The product message that resonates
The strongest message for buyers is not anti-automation. It is disciplined automation. Claims teams want speed, but they also want confidence that the documents feeding those decisions have been checked in a defensible way.
VerifyReceipt fits that message because it acts as a control layer that improves the trustworthiness of decisions before more automation is added on top.
Takeaway
Insurers should strengthen evidence quality before expanding straight-through claims decisions, because bad intake scales faster than good judgment.
Questions insurers should be asking now
Which documents are creating the most unnecessary manual review today?
Usually the drag comes from files that are common, messy, and operationally important: invoices, receipts, provider bills, repair paperwork, and screenshots that arrive without enough context to trust them quickly.

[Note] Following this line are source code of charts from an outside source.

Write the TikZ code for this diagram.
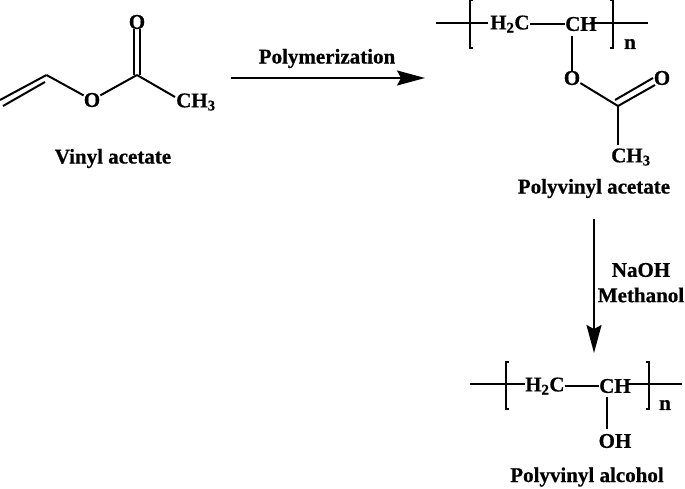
\documentclass[tikz,border=0pt]{standalone}
\usepackage{fontspec}
\setmainfont[BoldFeatures={FakeBold=0.6}]{Liberation Serif}
\usetikzlibrary{arrows.meta, positioning}
\tikzset{
  atom/.style={font=\fontsize{21}{25}\selectfont\bfseries, inner sep=0pt},
  caption/.style={font=\fontsize{21}{25}\selectfont\bfseries, inner sep=0pt},
  bond/.style={line width=2pt},
  thinbond/.style={line width=1.6pt},
  bracket/.style={line width=1.8pt},
  rxn/.style={line width=1.8pt, -{Stealth[length=28pt, width=15pt, inset=4pt]}}
}
\newcommand{\htwoc}{H\textsubscript{2}C}
\newcommand{\chthree}{CH\textsubscript{3}}

\begin{document}
\begin{tikzpicture}[x=1pt, y=-1pt]
\useasboundingbox (0,0) rectangle (685,489);

% Vinyl acetate
\coordinate (va_end) at (0,100);
\coordinate (va_end2) at (3,106);
\coordinate (va_ch) at (46.5,75);
\coordinate (va_ch2) at (45,82);
\coordinate (va_c) at (137,75);
\coordinate (va_cl) at (134,75);
\coordinate (va_cr) at (140,75);
\node[atom] (va_o) at (92,100) {O};
\node[atom] (va_dbl) at (137,22) {O};
\node[atom, anchor=west] (va_me) at (176,102) {\chthree};
\coordinate (va_mebond) at (175,97);
\draw[bond] (va_end) -- (va_ch);
\draw[bond] (va_end2) -- (va_ch2);
\draw[bond] (va_ch) -- (va_o);
\draw[bond] (va_o) -- (va_c);
\draw[bond] (va_cl) -- (va_cl |- va_dbl.south);
\draw[bond] (va_cr) -- (va_cr |- va_dbl.south);
\draw[bond] (va_c) -- (va_mebond);
\node[caption] (va_name) at (113,158.5) {Vinyl acetate};

% Polymerization arrow
\coordinate (rx1_a) at (231,78);
\coordinate (rx1_b) at (425,78);
\draw[rxn] (rx1_a) -- (rx1_b);
\node[caption] (rx1_label) at (327,58.5) {Polymerization};

% Polyvinyl acetate
\coordinate (pa_l) at (436,23);
\coordinate (pa_r) at (648,23);
\node[atom, anchor=west] (pa_h2c) at (490,24) {\htwoc};
\node[atom, anchor=west] (pa_ch) at (565,24) {CH};
\node[atom] (pa_o) at (572,78) {O};
\node[atom] (pa_dbl) at (662,78) {O};
\node[atom, anchor=west] (pa_me) at (611,157) {\chthree};
\node[atom] (pa_n) at (630,44) {n};
\coordinate (pa_c1) at (615,100);
\coordinate (pa_c2) at (618,106);
\coordinate (pa_o1) at (653,78);
\coordinate (pa_o2) at (655,85);
\coordinate (pa_mebond) at (618,145);
\coordinate (pa_chtop) at (572,36);
\coordinate (pa_chbond) at (590,23);
\coordinate (pa_h2cbond) at (488,23);
\draw[bond] (pa_l) -- (pa_h2cbond);
\draw[bond] (pa_h2c.east) -- (pa_ch.west);
\draw[bond] (pa_chbond) -- (pa_r);
\draw[thinbond] (pa_chtop) -- (pa_o);
\draw[bond] (pa_o) -- (pa_c2);
\draw[bond] (pa_c1) -- (pa_o1);
\draw[bond] (pa_c2) -- (pa_o2);
\draw[thinbond] (pa_c2) -- (pa_mebond);
\draw[bracket] (473,0) -- (470,0) -- (470,48) -- (473,48);
\draw[bracket] (610,0) -- (613,0) -- (613,48) -- (610,48);
\node[caption] (pa_name) at (594,188.5) {Polyvinyl acetate};

% Hydrolysis arrow
\coordinate (rx2_a) at (594,219);
\coordinate (rx2_b) at (594,353);
\draw[rxn] (rx2_a) -- (rx2_b);
\node[caption] (rx2_top) at (641,270) {NaOH};
\node[caption] (rx2_bot) at (641,295) {Methanol};

% Polyvinyl alcohol
\coordinate (pv_l) at (470,384);
\coordinate (pv_r) at (682,384);
\node[atom, anchor=west] (pv_h2c) at (525,386) {\htwoc};
\node[atom, anchor=west] (pv_ch) at (599,386) {CH};
\node[atom] (pv_oh) at (615,441) {OH};
\node[atom] (pv_n) at (665,405) {n};
\coordinate (pv_h2cbond) at (525,384);
\coordinate (pv_chbond) at (628,384);
\coordinate (pv_top) at (607,397);
\coordinate (pv_bot) at (607,429);
\draw[bond] (pv_l) -- (pv_h2cbond);
\draw[bond] (pv_h2c.east) -- (pv_ch.west);
\draw[bond] (pv_chbond) -- (pv_r);
\draw[thinbond] (pv_top) -- (pv_bot);
\draw[bracket] (509,362) -- (506,362) -- (506,409) -- (509,409);
\draw[bracket] (646,362) -- (649,362) -- (649,409) -- (646,409);
\node[caption] (pv_name) at (587,477) {Polyvinyl alcohol};
\end{tikzpicture}
\end{document}
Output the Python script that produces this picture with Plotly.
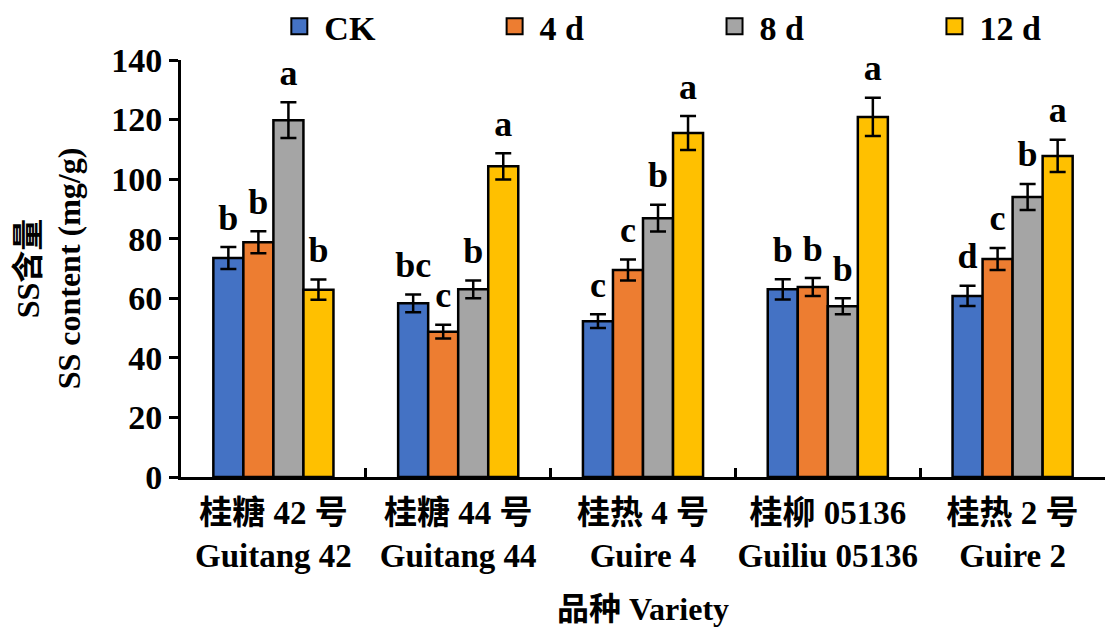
import plotly.graph_objects as go

varieties = ["桂糖 42 号<br>Guitang 42", "桂糖 44 号<br>Guitang 44", "桂热 4 号<br>Guire 4",
             "桂柳 05136<br>Guiliu 05136", "桂热 2 号<br>Guire 2"]
series = ["CK", "4 d", "8 d", "12 d"]
colours = ["#4472C4", "#ED7D31", "#A5A5A5", "#FFC000"]

ck = [73.5, 58.3, 52.3, 63.0, 60.8]
d4 = [78.8, 48.8, 69.5, 63.8, 73.2]
d8 = [119.8, 63.0, 86.9, 57.3, 94.0]
d12 = [62.9, 104.3, 115.5, 120.9, 107.8]

ck_err = [3.7, 3.0, 2.3, 3.4, 3.4]
d4_err = [3.7, 2.3, 3.5, 3.0, 3.7]
d8_err = [6.0, 3.0, 4.5, 2.7, 4.4]
d12_err = [3.4, 4.4, 5.7, 6.4, 5.4]

ck_sig = ["b", "bc", "c", "b", "d"]
d4_sig = ["b", "c", "c", "b", "c"]
d8_sig = ["a", "b", "b", "b", "b"]
d12_sig = ["b", "a", "a", "a", "a"]

values = [ck, d4, d8, d12]
errors = [ck_err, d4_err, d8_err, d12_err]
letters = [ck_sig, d4_sig, d8_sig, d12_sig]

legend_x = [0.101, 0.334, 0.572, 0.810]
legend_ids = ["legend", "legend2", "legend3", "legend4"]

serif = "Liberation Serif, Noto Sans CJK SC"

fig = go.Figure()
for name, col, v, e in zip(series, colours, values, errors):
    fig.add_trace(go.Bar(
        x=varieties, y=v, name=name, showlegend=False,
        marker=dict(color=col, line=dict(color="black", width=2.5)),
        error_y=dict(type="data", array=e, color="black", thickness=2.5, width=8),
    ))

for v, e, t in zip(values, errors, letters):
    fig.add_trace(go.Scatter(
        x=varieties, y=[a + b for a, b in zip(v, e)], text=t,
        mode="markers+text", textposition="top center", showlegend=False, cliponaxis=False,
        marker=dict(size=12, color="rgba(0,0,0,0)"),
        textfont=dict(family=serif, size=36, color="black", weight="bold"),
        hoverinfo="skip",
    ))

# legend entries on a hidden second axis pair, one legend per series
for name, col, lid in zip(series, colours, legend_ids):
    fig.add_trace(go.Scatter(
        x=[None], y=[None], name=name, mode="markers", legend=lid,
        xaxis="x2", yaxis="y2",
        marker=dict(symbol="square", size=22, color=col, line=dict(color="black", width=2)),
    ))

legend_style = dict(orientation="h", xanchor="left", y=1.08, yanchor="middle",
                    font=dict(size=34, weight="bold"), itemsizing="trace", itemwidth=40,
                    bgcolor="rgba(0,0,0,0)")

fig.update_layout(
    width=1113, height=644,
    barmode="group", bargap=0.35, bargroupgap=0,
    scattermode="group", scattergap=0.35,
    plot_bgcolor="white", paper_bgcolor="white",
    margin=dict(l=173, r=16, t=52, b=175, autoexpand=False),
    font=dict(family=serif, size=32, color="black", weight="bold"),
    xaxis=dict(
        automargin=False, tickangle=0, ticklabelstandoff=4,
        showline=True, linecolor="black", linewidth=3,
        ticks="inside", tickson="boundaries", ticklen=9, tickwidth=2.5, tickcolor="black",
        tickfont=dict(size=33, weight="bold"),
        title=dict(text="品种 Variety", font=dict(size=32, weight="bold"), standoff=26),
    ),
    yaxis=dict(
        range=[0, 140], dtick=20, automargin=False,
        showline=True, linecolor="black", linewidth=3, showgrid=False, zeroline=False,
        ticks="outside", ticklen=9, tickwidth=2.5, tickcolor="black",
        tickfont=dict(size=34, weight="bold"),
        title=dict(text="SS含量<br>SS content (mg/g)", font=dict(size=32, weight="bold"), standoff=21),
    ),
    xaxis2=dict(overlaying="x", visible=False),
    yaxis2=dict(overlaying="y", visible=False),
)
for lid, lx in zip(legend_ids, legend_x):
    fig.update_layout({lid: dict(legend_style, x=lx)})

fig.write_html("out.html")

What should an evidence-first workflow improve first?
It should make the first decision easier: clear clean documents faster, explain why risky ones need attention, and keep the reviewer anchored to the original evidence rather than disconnected workflow noise.
How do we scale review quality without losing defensibility?
By preserving extracted facts, reasons, comparisons, corrections, and human actions inside one path. That lets teams move faster while keeping decisions explainable later.